Dua
bulan terakhir ini, saya berbahagia. Selain karena PSM Makassar menang besar
empat nol dengan Bali United akhir pekan kemarin, dan di awal pekan ini, klub
favorit saya sedari tumbuh dan berkembang, Manchester United melibas Burnemouth
dengan skor tiga satu di pekan pertama liga Inggris—hampir sepuluh sajak dan
puisi-puisi saya dimuat di beberapa media nasional. Saya tidak akan
menyebutkannya media apa saja,. Jika kebelet ingin tahu, kata kunci dengan
menggunakan nama saya mungkin bisa diketik di mesin pencarian (Alam) semesta
jika komputermu terhubung dengan internet. Terakhir saya mendapat kabar esai
sederhana yang sempat ditulis menjelang sahur ketika bulan puasa dimuat di
salah satu kolom sastra dan budaya. Kabar yang saya terima saat menonton
langsung di stadion Andi Mattalatta, ketika PSM bersua Persegres Gresik United.
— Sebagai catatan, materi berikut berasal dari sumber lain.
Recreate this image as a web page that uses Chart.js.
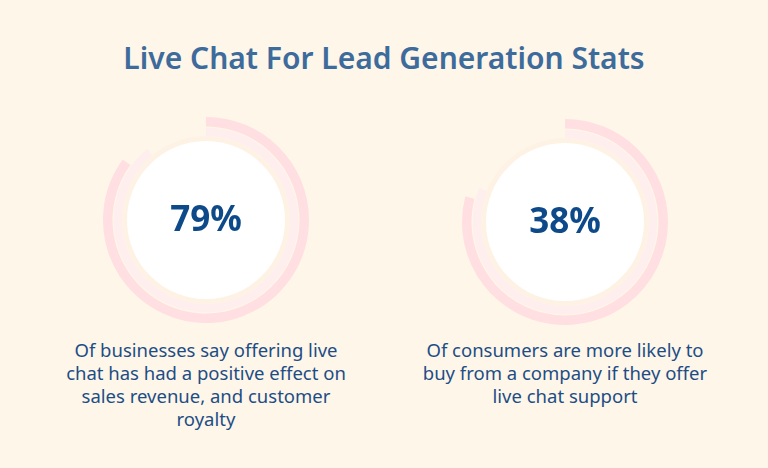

Kesimpulannya, dua bulan terakhir saya ‘lumayan’ senang. Meski tanpa kau yang
sulit tuk dikenang.
Nah,
sebulan yang lalu—kurang lebih seperti itu, salah satu puisi saya terlibat ke
dalam satu buku antologi yang menurut saya unik dan penuh makna. Unik karena
baru pertama kali ini, saya terlibat dalam penulisan buku puisi yang melibatkan
banyak orang. Tak tanggung-tanggung, seribu orang. Buku puisi dengan ketebalan yang mungkin saja
hampir menyamai tetralogi milik Pram. Penuh makna, karena sebuah kebanggaan
dapat terlibat bersama dengan salah satu peraih Khatulistiwa Award, yakni
Gunawan Maryanto. Antologi buku puisi yang ini diberi judul Aquarium dan delusi.
Buku
itu sangat prestisius. Mengapa tidak, baru kali ini, sebuah buku puisi
diterbitkan dengan jumlah kertas sebanyak itu. Selain kabar yang selalu hangat
bahwa Aquarium dan Delusi rencananya akan merengkuh rekor MURI dengan buku dengan
jumlah penulis terbanyak di Indonesia. Sekarang, saya bersama kekasih kawan
saya sedang menunggu distribusi buku tersebut. Kabarnya, di bulan ini—seribu orang
akan menerima paket itu dengan penuh cemas. Semoga tidak meriang.